First of all, some bottom of pyramid celebrity ( if she can be called one) shows her crudeness and lack of civility by calling Shilpa names and here we go....that's an attack on nation's pride. Ministry got involved, I was wondering if GoI might just call back our troops from Siachen, so as to teach Jade a lesson. Is it some inferiority complex of our country that makes us respond to something so low and trivial with such ferocity ? For God's sake it's a TV show, the person who said what she said has no locus standi, she may not even represent the British population. What's the furore about ?
And that too when someone got Rs. 3.5 crore to be in the show. Why did media go berserk?
Is our country so devoid of printable news that we now have to resort to printing minute by minute commentary of what's happening in Big Brother's house?
It's amazingly stupid, news I thought was the only medium that brings us close to reality but somehow there is this new form of news which I would label as escapist news that's taking centre stage.
I have not seen Indian TV news for some time but the depths to which channels like Aaj Tak etc had fallen was for all to see or just take the case of Times of India, British tabloids may be shamed by kinda reporting ToI have started doing.
I almost decided never to buy that newspaper ever again by my own money till they become a newspaper once more.
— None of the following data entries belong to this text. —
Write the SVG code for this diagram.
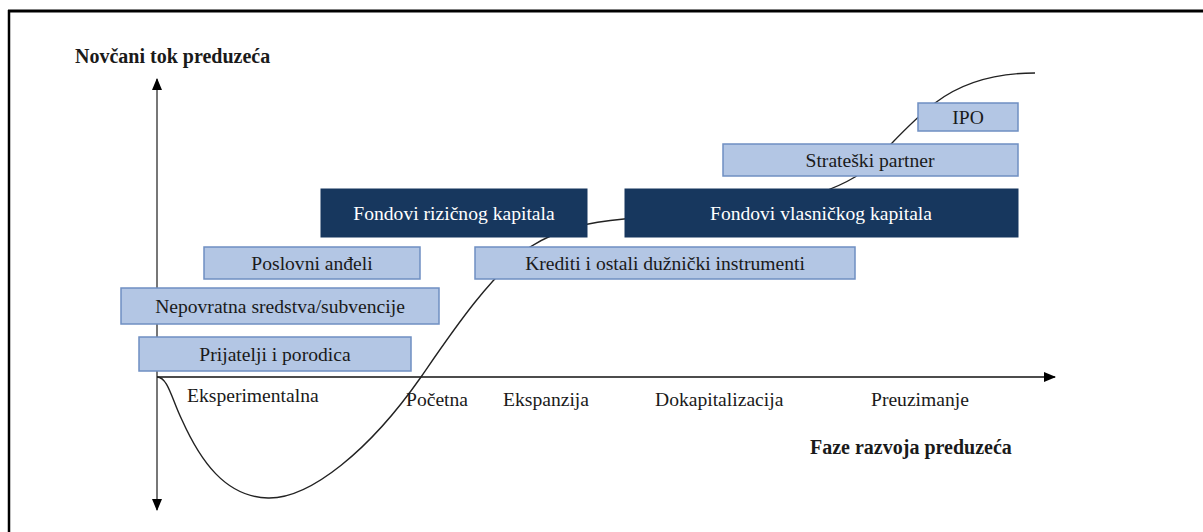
<svg xmlns="http://www.w3.org/2000/svg" width="1203" height="532" viewBox="0 0 1203 532">
<defs>
<style>
.t{font-family:"Liberation Serif","Times New Roman",serif;font-size:19.6px;fill:#1a1a1a}
.b{font-weight:bold;font-size:20px}
.c{text-anchor:middle}
.lb{fill:#b3c6e4;stroke:#6f8fc2;stroke-width:1.5}
.db{fill:#17375e;stroke:#17375e;stroke-width:1}
.w{fill:#ffffff}
.ax{stroke:#555;stroke-width:1.6;fill:none}
</style>
<marker id="ah" markerWidth="12" markerHeight="10" refX="11" refY="5" orient="auto" markerUnits="userSpaceOnUse">
<path d="M0,0 L12,5 L0,10 Z" fill="#000"/>
</marker>
</defs>
<rect x="0" y="0" width="1203" height="532" fill="#fff"/>
<g id="frame">
<line x1="8" y1="11" x2="1203" y2="11" stroke="#000" stroke-width="3"/>
<line x1="9" y1="10" x2="9" y2="532" stroke="#000" stroke-width="2.5"/>
</g>
<g id="connectors">
<line class="ax" x1="157" y1="377" x2="157" y2="79" marker-end="url(#ah)"/>
<line class="ax" x1="157" y1="377" x2="157" y2="510" marker-end="url(#ah)"/>
<line x1="157" y1="377" x2="1055" y2="377" stroke="#111" stroke-width="1.6" marker-end="url(#ah)"/>
<path d="M157,377 C168,377 172,400 182,420 C200,460 225,497 268,498 C310,499 370,450 421,377 C450,335 490,275 530,247 C560,228 590,222 624,219 C720,210 800,210 855,177 C880,160 900,130 935,103 C965,80 1000,73 1035,73" fill="none" stroke="#222" stroke-width="1.4"/>
</g>
<g id="n-prijatelji"><rect class="lb" x="139" y="337" width="272" height="34"/><text class="t c" x="275" y="360.5">Prijatelji i porodica</text></g>
<g id="n-nepovratna"><rect class="lb" x="121" y="288" width="318" height="36"/><text class="t c" x="280" y="312.5">Nepovratna sredstva/subvencije</text></g>
<g id="n-andjeli"><rect class="lb" x="204" y="247" width="216" height="32"/><text class="t c" x="312" y="269.5">Poslovni anđeli</text></g>
<g id="n-krediti"><rect class="lb" x="475" y="247" width="380" height="32"/><text class="t c" x="665" y="269.5">Krediti i ostali dužnički instrumenti</text></g>
<g id="n-rizicni"><rect class="db" x="321" y="189" width="266" height="48"/><text class="t c w" x="454" y="219.5">Fondovi rizičnog kapitala</text></g>
<g id="n-vlasnicki"><rect class="db" x="625" y="189" width="393" height="48"/><text class="t c w" x="821" y="219.5">Fondovi vlasničkog kapitala</text></g>
<g id="n-strateski"><rect class="lb" x="723" y="144" width="295" height="32"/><text class="t c" x="870" y="166.5">Strateški partner</text></g>
<g id="n-ipo"><rect class="lb" x="918" y="103" width="100" height="28"/><text class="t c" x="968" y="123.5">IPO</text></g>
<g id="labels">
<text class="t b" x="75" y="63">Novčani tok preduzeća</text>
<text class="t" x="187" y="402">Eksperimentalna</text>
<text class="t" x="406" y="406">Početna</text>
<text class="t" x="503" y="406">Ekspanzija</text>
<text class="t" x="655" y="406">Dokapitalizacija</text>
<text class="t" x="871" y="406">Preuzimanje</text>
<text class="t b" x="810" y="454">Faze razvoja preduzeća</text>
</g>
</svg>
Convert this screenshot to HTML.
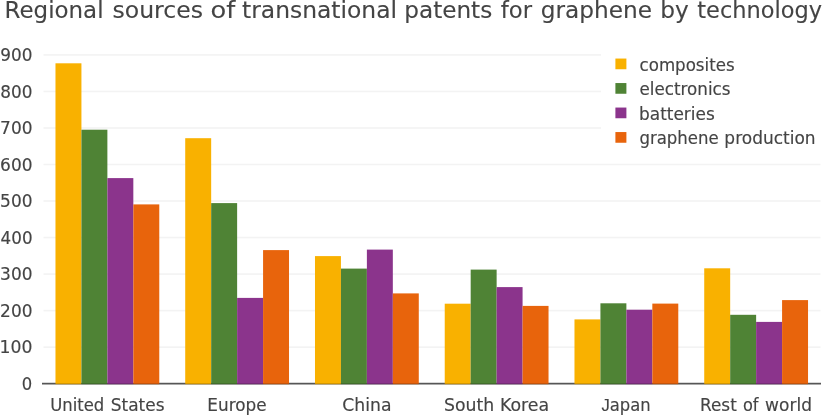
<!DOCTYPE html>
<html lang="en"><head><meta charset="utf-8"><title>Regional sources of transnational patents for graphene by technology</title>
<style>
html,body{margin:0;padding:0;background:#fff;}
body{width:825px;height:415px;overflow:hidden;}
svg{display:block;}
text{font-family:"DejaVu Sans","Liberation Sans",sans-serif;fill:#444;stroke:#444;}
</style></head><body>
<svg width="825" height="415" viewBox="0 0 825 415">
<rect width="825" height="415" fill="#fff"/>

<rect x="43.5" y="346.37" width="777" height="1.6" fill="#f3f3f3"/>
<rect x="43.5" y="309.83" width="777" height="1.6" fill="#f3f3f3"/>
<rect x="43.5" y="273.30" width="777" height="1.6" fill="#f3f3f3"/>
<rect x="43.5" y="236.77" width="777" height="1.6" fill="#f3f3f3"/>
<rect x="43.5" y="200.23" width="777" height="1.6" fill="#f3f3f3"/>
<rect x="43.5" y="163.70" width="777" height="1.6" fill="#f3f3f3"/>
<rect x="43.5" y="127.17" width="777" height="1.6" fill="#f3f3f3"/>
<rect x="43.5" y="90.63" width="777" height="1.6" fill="#f3f3f3"/>
<rect x="43.5" y="54.10" width="777" height="1.6" fill="#f3f3f3"/>
<rect x="601" y="48" width="224" height="108" fill="#fff"/>
<rect x="42" y="382.75" width="779" height="1.75" fill="#666"/>
<rect x="55.48" y="63.30" width="25.95" height="320.90" fill="#F9B100"/>
<rect x="81.43" y="129.70" width="25.95" height="254.50" fill="#4F8335"/>
<rect x="107.38" y="178.10" width="25.95" height="206.10" fill="#8B348C"/>
<rect x="133.33" y="204.40" width="25.95" height="179.80" fill="#E8640C"/>
<rect x="185.22" y="138.20" width="25.95" height="246.00" fill="#F9B100"/>
<rect x="211.18" y="203.10" width="25.95" height="181.10" fill="#4F8335"/>
<rect x="237.12" y="297.90" width="25.95" height="86.30" fill="#8B348C"/>
<rect x="263.07" y="250.10" width="25.95" height="134.10" fill="#E8640C"/>
<rect x="314.98" y="256.10" width="25.95" height="128.10" fill="#F9B100"/>
<rect x="340.93" y="268.60" width="25.95" height="115.60" fill="#4F8335"/>
<rect x="366.88" y="249.60" width="25.95" height="134.60" fill="#8B348C"/>
<rect x="392.83" y="293.40" width="25.95" height="90.80" fill="#E8640C"/>
<rect x="444.73" y="303.70" width="25.95" height="80.50" fill="#F9B100"/>
<rect x="470.68" y="269.60" width="25.95" height="114.60" fill="#4F8335"/>
<rect x="496.62" y="287.10" width="25.95" height="97.10" fill="#8B348C"/>
<rect x="522.58" y="305.90" width="25.95" height="78.30" fill="#E8640C"/>
<rect x="574.48" y="319.40" width="25.95" height="64.80" fill="#F9B100"/>
<rect x="600.43" y="303.30" width="25.95" height="80.90" fill="#4F8335"/>
<rect x="626.38" y="309.70" width="25.95" height="74.50" fill="#8B348C"/>
<rect x="652.33" y="303.60" width="25.95" height="80.60" fill="#E8640C"/>
<rect x="704.23" y="268.30" width="25.95" height="115.90" fill="#F9B100"/>
<rect x="730.18" y="314.80" width="25.95" height="69.40" fill="#4F8335"/>
<rect x="756.12" y="321.90" width="25.95" height="62.30" fill="#8B348C"/>
<rect x="782.08" y="300.10" width="25.95" height="84.10" fill="#E8640C"/>
<rect x="42" y="383.3" width="779" height="0.9" fill="#000" fill-opacity="0.22"/>
<rect x="615.4" y="58.55" width="11" height="10.7" fill="#F9B100"/>
<rect x="615.4" y="83.05" width="11" height="10.7" fill="#4F8335"/>
<rect x="615.4" y="107.55" width="11" height="10.7" fill="#8B348C"/>
<rect x="615.4" y="132.05" width="11" height="10.7" fill="#E8640C"/>
<text id="title" y="17.90" font-size="22.8" stroke-width="0.12"><tspan x="4.60" textLength="98.95" lengthAdjust="spacingAndGlyphs">Regional</tspan> <tspan x="112.50" textLength="90.50" lengthAdjust="spacingAndGlyphs">sources</tspan> <tspan x="210.50" textLength="24.75" lengthAdjust="spacingAndGlyphs">of</tspan> <tspan x="242.00" textLength="155.00" lengthAdjust="spacingAndGlyphs">transnational</tspan> <tspan x="404.25" textLength="88.00" lengthAdjust="spacingAndGlyphs">patents</tspan> <tspan x="500.75" textLength="31.25" lengthAdjust="spacingAndGlyphs">for</tspan> <tspan x="540.75" textLength="111.25" lengthAdjust="spacingAndGlyphs">graphene</tspan> <tspan x="660.35" textLength="28.55" lengthAdjust="spacingAndGlyphs">by</tspan> <tspan x="697.30" textLength="124.70" lengthAdjust="spacingAndGlyphs">technology</tspan></text>
<text id="y0" y="389.95" font-size="16.9" stroke-width="0.15"><tspan x="21.85" textLength="10.45" lengthAdjust="spacingAndGlyphs">0</tspan></text>
<text id="y1" y="353.42" font-size="16.9" stroke-width="0.15"><tspan x="-0.40" textLength="32.95" lengthAdjust="spacingAndGlyphs">100</tspan></text>
<text id="y2" y="316.88" font-size="16.9" stroke-width="0.15"><tspan x="0.10" textLength="32.45" lengthAdjust="spacingAndGlyphs">200</tspan></text>
<text id="y3" y="280.35" font-size="16.9" stroke-width="0.15"><tspan x="0.10" textLength="32.45" lengthAdjust="spacingAndGlyphs">300</tspan></text>
<text id="y4" y="243.82" font-size="16.9" stroke-width="0.15"><tspan x="0.60" textLength="31.95" lengthAdjust="spacingAndGlyphs">400</tspan></text>
<text id="y5" y="207.28" font-size="16.9" stroke-width="0.15"><tspan x="0.10" textLength="32.45" lengthAdjust="spacingAndGlyphs">500</tspan></text>
<text id="y6" y="170.75" font-size="16.9" stroke-width="0.15"><tspan x="0.10" textLength="32.45" lengthAdjust="spacingAndGlyphs">600</tspan></text>
<text id="y7" y="134.22" font-size="16.9" stroke-width="0.15"><tspan x="0.10" textLength="32.45" lengthAdjust="spacingAndGlyphs">700</tspan></text>
<text id="y8" y="97.68" font-size="16.9" stroke-width="0.15"><tspan x="0.35" textLength="32.20" lengthAdjust="spacingAndGlyphs">800</tspan></text>
<text id="y9" y="61.15" font-size="16.9" stroke-width="0.15"><tspan x="0.35" textLength="32.20" lengthAdjust="spacingAndGlyphs">900</tspan></text>
<text id="x0" y="410.90" font-size="16.8" stroke-width="0.15"><tspan x="50.25" textLength="54.05" lengthAdjust="spacingAndGlyphs">United</tspan> <tspan x="110.80" textLength="53.75" lengthAdjust="spacingAndGlyphs">States</tspan></text>
<text id="x1" y="410.90" font-size="16.8" stroke-width="0.15"><tspan x="207.35" textLength="59.25" lengthAdjust="spacingAndGlyphs">Europe</tspan></text>
<text id="x2" y="410.90" font-size="16.8" stroke-width="0.15"><tspan x="342.35" textLength="49.15" lengthAdjust="spacingAndGlyphs">China</tspan></text>
<text id="x3" y="410.90" font-size="16.8" stroke-width="0.15"><tspan x="444.00" textLength="50.15" lengthAdjust="spacingAndGlyphs">South</tspan> <tspan x="499.90" textLength="49.25" lengthAdjust="spacingAndGlyphs">Korea</tspan></text>
<text id="x4" y="410.90" font-size="16.8" stroke-width="0.15"><tspan x="601.40" textLength="49.20" lengthAdjust="spacingAndGlyphs"><tspan font-family="Liberation Sans" font-size="17">J</tspan>apan</tspan></text>
<text id="x5" y="410.90" font-size="16.8" stroke-width="0.15"><tspan x="700.00" textLength="36.75" lengthAdjust="spacingAndGlyphs">Rest</tspan> <tspan x="742.90" textLength="15.60" lengthAdjust="spacingAndGlyphs">of</tspan> <tspan x="765.10" textLength="46.85" lengthAdjust="spacingAndGlyphs">world</tspan></text>
<text id="l0" y="70.50" font-size="16.8" stroke-width="0.15"><tspan x="639.55" textLength="95.05" lengthAdjust="spacingAndGlyphs">composites</tspan></text>
<text id="l1" y="95.10" font-size="16.8" stroke-width="0.15"><tspan x="639.55" textLength="90.90" lengthAdjust="spacingAndGlyphs">electronics</tspan></text>
<text id="l2" y="119.70" font-size="16.8" stroke-width="0.15"><tspan x="639.05" textLength="75.70" lengthAdjust="spacingAndGlyphs">batteries</tspan></text>
<text id="l3" y="144.30" font-size="16.8" stroke-width="0.15"><tspan x="639.40" textLength="79.35" lengthAdjust="spacingAndGlyphs">graphene</tspan> <tspan x="724.35" textLength="91.25" lengthAdjust="spacingAndGlyphs">production</tspan></text>
</svg></body></html>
Indian Express that way at least till I was in India was still a newspaper and not a tabloid.
And what surprises me that Abhishek-Aishwarya's marriage or John-Bipasha's breakup or salary of IIM grads make up bigger news in the country than Noida killings, Orissa droughts and Assam massacre.
We as a society have become so immune to hard realities of life that only sensationalizing of trivia interests us...nothing else. Isn't it escapism ? We want our news to be served to us like a dessert, sweet and juicy. No bitter truths, no hard debates. Just a relaxing piece of stories sensationalized and put together for my after-office entertainment.
Indian media has finally arrived.................huh !!!!